Always look and steer in the direction you want the vehicle to travel. If the rear of the car is sliding out to the left, turn the steering wheel to the left, which is referred to as steering into the skid. Smooth, controlled steering inputs and a measured response to the brake pedal are the best way to regain stability and recover from the slide.
Vehicle System Failures Causing Slides
Braking slides are often caused by mechanical issues that create an asymmetry in braking force across the vehicle’s four wheels. If one wheel brakes significantly harder or softer than the one opposite it, the resulting force imbalance creates a rotational pull, causing the car to veer to the side of the wheel that is braking harder. This uneven force can be traced to several brake system defects.
A seized caliper piston or slide pin on one side of an axle can prevent the brake pad from fully engaging the rotor, dramatically reducing the stopping power on that wheel. Conversely, a restriction or blockage in a single brake hose can prevent the hydraulic pressure from releasing, causing the pad to drag and overheat, which leads to premature lock-up during a hard stop. Air or moisture contamination in the brake fluid, known as vapor lock, can also cause inconsistencies in pressure delivery, though this typically affects braking performance more generally. Warped brake rotors, which have high and low spots on the surface, cause the brake pad to make inconsistent contact, leading to an intermittent, uneven braking force that can contribute to directional instability.
The condition of the tires plays a significant role in maintaining symmetric traction. Uneven tire wear, improper inflation, or severely low tread depth reduces the tire’s ability to grip the road, especially when braking. For instance, if one tire is significantly under-inflated, its contact patch changes, and its ability to resist sliding diminishes much faster than the properly inflated tires. A malfunctioning Anti-lock Braking System (ABS) component, such as a wheel speed sensor, can also induce a slide. If a sensor fails, the ABS control module receives incorrect data, which can cause the system to incorrectly release pressure or fail to intervene when a wheel is locking, leading to a sudden, unexpected loss of control.
Road Conditions and Environmental Factors
Reduced traction is often caused by environmental factors that overwhelm the available grip. Water, snow, or ice on the road surface are common culprits. Water on the pavement can lead to hydroplaning, where the tire treads cannot displace the water quickly enough.
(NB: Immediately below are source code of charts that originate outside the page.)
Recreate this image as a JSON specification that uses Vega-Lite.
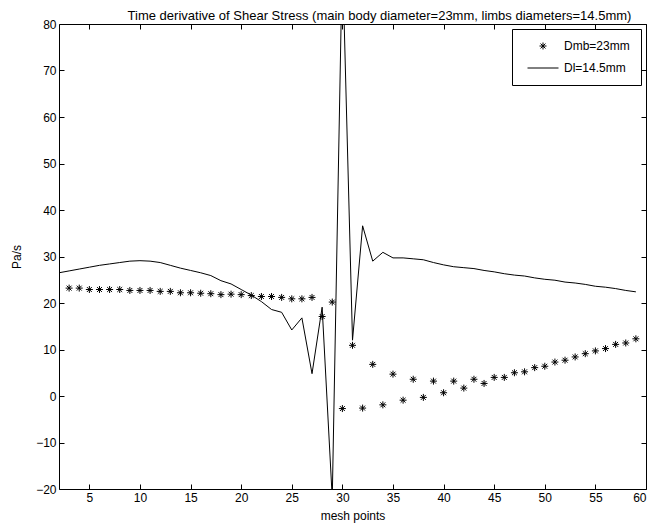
{
  "$schema": "https://vega.github.io/schema/vega-lite/v6.json",
  "autosize": "none",
  "width": 587,
  "height": 465,
  "padding": {"left": 59, "top": 24, "right": 8, "bottom": 38},
  "background": "white",
  "config": {
    "font": "Liberation Sans",
    "view": {"stroke": "black", "strokeWidth": 1},
    "axis": {"grid": false, "domain": false, "tickColor": "black", "labelColor": "black", "titleColor": "black", "labelFont": "Liberation Sans", "titleFont": "Liberation Sans", "labelFontSize": 12, "titleFontSize": 12, "titleFontWeight": "normal", "tickSize": -5, "labelPadding": 8},
    "legend": {"labelFont": "Liberation Sans", "labelFontSize": 12, "labelColor": "black"}
  },
  "title": {"text": "Time derivative of Shear Stress (main body diameter=23mm, limbs diameters=14.5mm)", "fontSize": 13, "fontWeight": "normal", "font": "Liberation Sans", "color": "black", "anchor": "middle", "offset": -5, "dx": 27},
  "data": {"values": [
    {"x": 3, "v": 23.2, "s": "Dmb=23mm"}, {"x": 4, "v": 23.2, "s": "Dmb=23mm"}, {"x": 5, "v": 22.9, "s": "Dmb=23mm"}, {"x": 6, "v": 22.9, "s": "Dmb=23mm"}, {"x": 7, "v": 22.9, "s": "Dmb=23mm"}, {"x": 8, "v": 22.9, "s": "Dmb=23mm"}, {"x": 9, "v": 22.7, "s": "Dmb=23mm"}, {"x": 10, "v": 22.7, "s": "Dmb=23mm"}, {"x": 11, "v": 22.7, "s": "Dmb=23mm"}, {"x": 12, "v": 22.5, "s": "Dmb=23mm"}, {"x": 13, "v": 22.5, "s": "Dmb=23mm"}, {"x": 14, "v": 22.2, "s": "Dmb=23mm"}, {"x": 15, "v": 22.2, "s": "Dmb=23mm"}, {"x": 16, "v": 22.1, "s": "Dmb=23mm"}, {"x": 17, "v": 22.0, "s": "Dmb=23mm"}, {"x": 18, "v": 21.8, "s": "Dmb=23mm"}, {"x": 19, "v": 21.9, "s": "Dmb=23mm"}, {"x": 20, "v": 21.8, "s": "Dmb=23mm"}, {"x": 21, "v": 21.6, "s": "Dmb=23mm"}, {"x": 22, "v": 21.4, "s": "Dmb=23mm"}, {"x": 23, "v": 21.4, "s": "Dmb=23mm"}, {"x": 24, "v": 21.2, "s": "Dmb=23mm"}, {"x": 25, "v": 20.9, "s": "Dmb=23mm"}, {"x": 26, "v": 20.9, "s": "Dmb=23mm"}, {"x": 27, "v": 21.2, "s": "Dmb=23mm"}, {"x": 28, "v": 17.1, "s": "Dmb=23mm"}, {"x": 29, "v": 20.2, "s": "Dmb=23mm"}, {"x": 30, "v": -2.7, "s": "Dmb=23mm"}, {"x": 31, "v": 10.9, "s": "Dmb=23mm"}, {"x": 32, "v": -2.6, "s": "Dmb=23mm"}, {"x": 33, "v": 6.8, "s": "Dmb=23mm"}, {"x": 34, "v": -1.9, "s": "Dmb=23mm"}, {"x": 35, "v": 4.7, "s": "Dmb=23mm"}, {"x": 36, "v": -0.9, "s": "Dmb=23mm"}, {"x": 37, "v": 3.6, "s": "Dmb=23mm"}, {"x": 38, "v": -0.3, "s": "Dmb=23mm"}, {"x": 39, "v": 3.2, "s": "Dmb=23mm"}, {"x": 40, "v": 0.7, "s": "Dmb=23mm"}, {"x": 41, "v": 3.2, "s": "Dmb=23mm"}, {"x": 42, "v": 1.7, "s": "Dmb=23mm"}, {"x": 43, "v": 3.6, "s": "Dmb=23mm"}, {"x": 44, "v": 2.7, "s": "Dmb=23mm"}, {"x": 45, "v": 4.0, "s": "Dmb=23mm"}, {"x": 46, "v": 4.0, "s": "Dmb=23mm"}, {"x": 47, "v": 5.0, "s": "Dmb=23mm"}, {"x": 48, "v": 5.2, "s": "Dmb=23mm"}, {"x": 49, "v": 6.1, "s": "Dmb=23mm"}, {"x": 50, "v": 6.4, "s": "Dmb=23mm"}, {"x": 51, "v": 7.3, "s": "Dmb=23mm"}, {"x": 52, "v": 7.7, "s": "Dmb=23mm"}, {"x": 53, "v": 8.4, "s": "Dmb=23mm"}, {"x": 54, "v": 9.1, "s": "Dmb=23mm"}, {"x": 55, "v": 9.7, "s": "Dmb=23mm"}, {"x": 56, "v": 10.2, "s": "Dmb=23mm"}, {"x": 57, "v": 11.1, "s": "Dmb=23mm"}, {"x": 58, "v": 11.4, "s": "Dmb=23mm"}, {"x": 59, "v": 12.3, "s": "Dmb=23mm"},
    {"x": 2, "v": 26.5, "s": "Dl=14.5mm"}, {"x": 3, "v": 26.9, "s": "Dl=14.5mm"}, {"x": 4, "v": 27.3, "s": "Dl=14.5mm"}, {"x": 5, "v": 27.7, "s": "Dl=14.5mm"}, {"x": 6, "v": 28.1, "s": "Dl=14.5mm"}, {"x": 7, "v": 28.4, "s": "Dl=14.5mm"}, {"x": 8, "v": 28.7, "s": "Dl=14.5mm"}, {"x": 9, "v": 29.0, "s": "Dl=14.5mm"}, {"x": 10, "v": 29.1, "s": "Dl=14.5mm"}, {"x": 11, "v": 29.0, "s": "Dl=14.5mm"}, {"x": 12, "v": 28.7, "s": "Dl=14.5mm"}, {"x": 13, "v": 28.1, "s": "Dl=14.5mm"}, {"x": 14, "v": 27.5, "s": "Dl=14.5mm"}, {"x": 15, "v": 27.0, "s": "Dl=14.5mm"}, {"x": 16, "v": 26.5, "s": "Dl=14.5mm"}, {"x": 17, "v": 25.9, "s": "Dl=14.5mm"}, {"x": 18, "v": 24.8, "s": "Dl=14.5mm"}, {"x": 19, "v": 24.1, "s": "Dl=14.5mm"}, {"x": 20, "v": 22.9, "s": "Dl=14.5mm"}, {"x": 21, "v": 21.7, "s": "Dl=14.5mm"}, {"x": 22, "v": 20.3, "s": "Dl=14.5mm"}, {"x": 23, "v": 18.6, "s": "Dl=14.5mm"}, {"x": 24, "v": 18.0, "s": "Dl=14.5mm"}, {"x": 25, "v": 14.2, "s": "Dl=14.5mm"}, {"x": 26, "v": 16.8, "s": "Dl=14.5mm"}, {"x": 27, "v": 4.8, "s": "Dl=14.5mm"}, {"x": 28, "v": 19.1, "s": "Dl=14.5mm"}, {"x": 29, "v": -22, "s": "Dl=14.5mm"}, {"x": 30, "v": 95, "s": "Dl=14.5mm"}, {"x": 31, "v": 12.0, "s": "Dl=14.5mm"}, {"x": 32, "v": 36.6, "s": "Dl=14.5mm"}, {"x": 33, "v": 29.0, "s": "Dl=14.5mm"}, {"x": 34, "v": 30.9, "s": "Dl=14.5mm"}, {"x": 35, "v": 29.7, "s": "Dl=14.5mm"}, {"x": 36, "v": 29.7, "s": "Dl=14.5mm"}, {"x": 37, "v": 29.5, "s": "Dl=14.5mm"}, {"x": 38, "v": 29.3, "s": "Dl=14.5mm"}, {"x": 39, "v": 28.7, "s": "Dl=14.5mm"}, {"x": 40, "v": 28.2, "s": "Dl=14.5mm"}, {"x": 41, "v": 27.8, "s": "Dl=14.5mm"}, {"x": 42, "v": 27.6, "s": "Dl=14.5mm"}, {"x": 43, "v": 27.4, "s": "Dl=14.5mm"}, {"x": 44, "v": 27.0, "s": "Dl=14.5mm"}, {"x": 45, "v": 26.7, "s": "Dl=14.5mm"}, {"x": 46, "v": 26.3, "s": "Dl=14.5mm"}, {"x": 47, "v": 26.0, "s": "Dl=14.5mm"}, {"x": 48, "v": 25.8, "s": "Dl=14.5mm"}, {"x": 49, "v": 25.4, "s": "Dl=14.5mm"}, {"x": 50, "v": 25.1, "s": "Dl=14.5mm"}, {"x": 51, "v": 24.9, "s": "Dl=14.5mm"}, {"x": 52, "v": 24.5, "s": "Dl=14.5mm"}, {"x": 53, "v": 24.3, "s": "Dl=14.5mm"}, {"x": 54, "v": 24.0, "s": "Dl=14.5mm"}, {"x": 55, "v": 23.6, "s": "Dl=14.5mm"}, {"x": 56, "v": 23.4, "s": "Dl=14.5mm"}, {"x": 57, "v": 23.1, "s": "Dl=14.5mm"}, {"x": 58, "v": 22.7, "s": "Dl=14.5mm"}, {"x": 59, "v": 22.4, "s": "Dl=14.5mm"}
  ]},
  "resolve": {"axis": {"x": "independent", "y": "independent"}},
  "layer": [
    {
      "transform": [{"filter": "datum.s === 'Dmb=23mm'"}],
      "mark": {"type": "point", "filled": false, "stroke": "black", "strokeWidth": 1, "opacity": 1, "clip": true},
      "encoding": {
        "x": {"field": "x", "type": "quantitative", "scale": {"domain": [2, 60], "nice": false, "zero": false}, "axis": {"orient": "bottom", "values": [5, 10, 15, 20, 25, 30, 35, 40, 45, 50, 55, 60], "title": "mesh points", "titlePadding": 7}},
        "y": {"field": "v", "type": "quantitative", "scale": {"domain": [-20, 80], "nice": false, "zero": false}, "axis": {"orient": "left", "values": [-20, -10, 0, 10, 20, 30, 40, 50, 60, 70, 80], "title": "Pa/s", "titlePadding": 12, "labelExpr": "replace(datum.label, '-', '\u2212')"}},
        "shape": {"field": "s", "type": "nominal", "scale": {"domain": ["Dmb=23mm", "Dl=14.5mm"], "range": ["M-1,0L1,0M0,-1L0,1M-0.7,-0.7L0.7,0.7M-0.7,0.7L0.7,-0.7", "stroke"]}, "legend": {"title": null, "orient": "top-right", "offset": 5, "strokeColor": "black", "fillColor": "white", "padding": 11, "symbolOffset": 4, "symbolStrokeColor": "black", "symbolFillColor": "transparent", "symbolStrokeWidth": 1, "labelOffset": 5, "rowPadding": -3, "cornerRadius": 0}},
        "size": {"field": "s", "type": "nominal", "scale": {"domain": ["Dmb=23mm", "Dl=14.5mm"], "range": [49, 961]}, "legend": {"title": null, "orient": "top-right", "offset": 5, "strokeColor": "black", "fillColor": "white", "padding": 11, "symbolOffset": 4, "symbolStrokeColor": "black", "symbolFillColor": "transparent", "symbolStrokeWidth": 1, "labelOffset": 5, "rowPadding": -3, "cornerRadius": 0}}
      }
    },
    {
      "transform": [{"filter": "datum.s === 'Dl=14.5mm'"}],
      "mark": {"type": "line", "color": "black", "strokeWidth": 1, "clip": true},
      "encoding": {
        "x": {"field": "x", "type": "quantitative", "axis": {"orient": "top", "values": [5, 10, 15, 20, 25, 30, 35, 40, 45, 50, 55, 60], "labels": false, "title": null}},
        "y": {"field": "v", "type": "quantitative", "axis": {"orient": "right", "values": [-20, -10, 0, 10, 20, 30, 40, 50, 60, 70, 80], "labels": false, "title": null}}
      }
    }
  ]
}
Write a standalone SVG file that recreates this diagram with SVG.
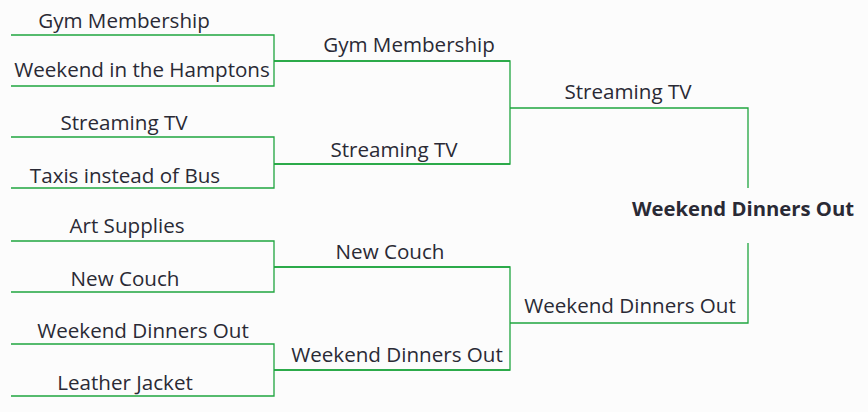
<svg xmlns="http://www.w3.org/2000/svg" width="868" height="412" viewBox="0 0 868 412">
<style>
.t{font-family:"Open Sans","Noto Sans",sans-serif;font-size:20.6px;fill:#2a2a35;text-anchor:middle}
.b{font-weight:bold;font-size:20.3px}
.c{fill:none;stroke:#1fa53f;stroke-width:1.3}
</style>
<rect width="868" height="412" fill="#fcfcfc"/>
<g id="connectors">
<path class="c" d="M11 35H274V86H11M274 61H510"/>
<path class="c" d="M11 137H274V188H11M274 164H510"/>
<path class="c" d="M11 241H274V292H11M274 267H510"/>
<path class="c" d="M11 344H274V396H11M274 370H510"/>
<path class="c" d="M274 61H510V164H274M510 108H748V188"/>
<path class="c" d="M274 267H510V370H274M510 323H748V243"/>
</g>
<g id="r1a"><text class="t" x="124" y="28">Gym Membership</text></g>
<g id="r1b"><text class="t" x="142" y="77">Weekend in the Hamptons</text></g>
<g id="r1c"><text class="t" x="124" y="130">Streaming TV</text></g>
<g id="r1d"><text class="t" x="125" y="183">Taxis instead of Bus</text></g>
<g id="r1e"><text class="t" x="127" y="233">Art Supplies</text></g>
<g id="r1f"><text class="t" x="125" y="286">New Couch</text></g>
<g id="r1g"><text class="t" x="143" y="338">Weekend Dinners Out</text></g>
<g id="r1h"><text class="t" x="125" y="390">Leather Jacket</text></g>
<g id="r2a"><text class="t" x="409" y="52">Gym Membership</text></g>
<g id="r2b"><text class="t" x="394" y="157">Streaming TV</text></g>
<g id="r2c"><text class="t" x="390" y="259">New Couch</text></g>
<g id="r2d"><text class="t" x="397" y="362">Weekend Dinners Out</text></g>
<g id="r3a"><text class="t" x="628" y="99">Streaming TV</text></g>
<g id="r3b"><text class="t" x="630" y="313">Weekend Dinners Out</text></g>
<g id="final"><text class="t b" x="743" y="216">Weekend Dinners Out</text></g>
</svg>
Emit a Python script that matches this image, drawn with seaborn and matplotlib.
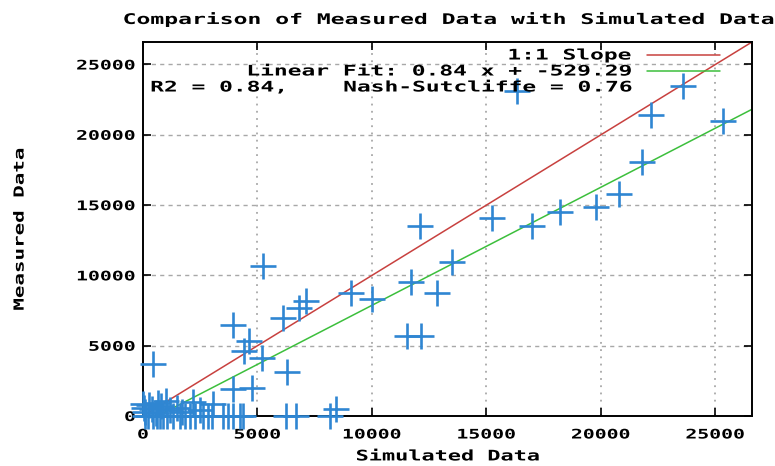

This causes a layer of water to build up between the tire and the road, making the tire essentially float on a film of water and dropping traction to near zero.
Other surface contaminants reduce the coefficient of friction between the rubber and the asphalt. Loose debris like sand, gravel, or dirt often collects on road shoulders and intersections, and braking on these materials can instantly cause a wheel to lose grip. Oil slicks, often noticeable after a light rain mixes with accumulated engine oil on the road, create a dangerously slick surface. The vehicle’s weight distribution also influences stability; a sudden shift in heavy, unsecured cargo during deceleration can momentarily lighten the load on the rear axle, significantly reducing the rear tires’ traction capacity.
Routine Checks to Prevent Braking Slides
Routine maintenance is essential to prevent braking slides caused by mechanical failure. Regularly monitor your tire pressure using an accurate gauge, ensuring it matches the specification found on the placard inside the driver’s side door jamb. Under-inflated tires flex excessively, generating heat and wearing unevenly, while over-inflated tires reduce the size of the contact patch with the road. Checking the tire tread depth is another quick inspection.
The penny test involves inserting a U.S. penny into the shallowest groove with Lincoln’s head upside down and facing you. If you can see the very top of Lincoln’s head, the tread depth is less than the recommended 2/32 of an inch, and the tire should be replaced to maintain adequate wet-weather grip.
Brake system health requires a visual inspection of the pads and rotors to check for excessive or uneven wear. Rotors should appear smooth and not exhibit deep grooves or a blue discoloration, which indicates overheating. Drivers should pay attention to any unusual sounds or sensations during braking, as these often signal a component failure. A high-pitched squeal or a grinding sound often means the brake pads are worn down to the metal backing plates, requiring immediate replacement. A spongy or sinking brake pedal is a sign of air or a fluid leak in the hydraulic system, which should prompt a professional inspection to determine if the fluid needs to be flushed or if a component like a master cylinder or brake hose has failed.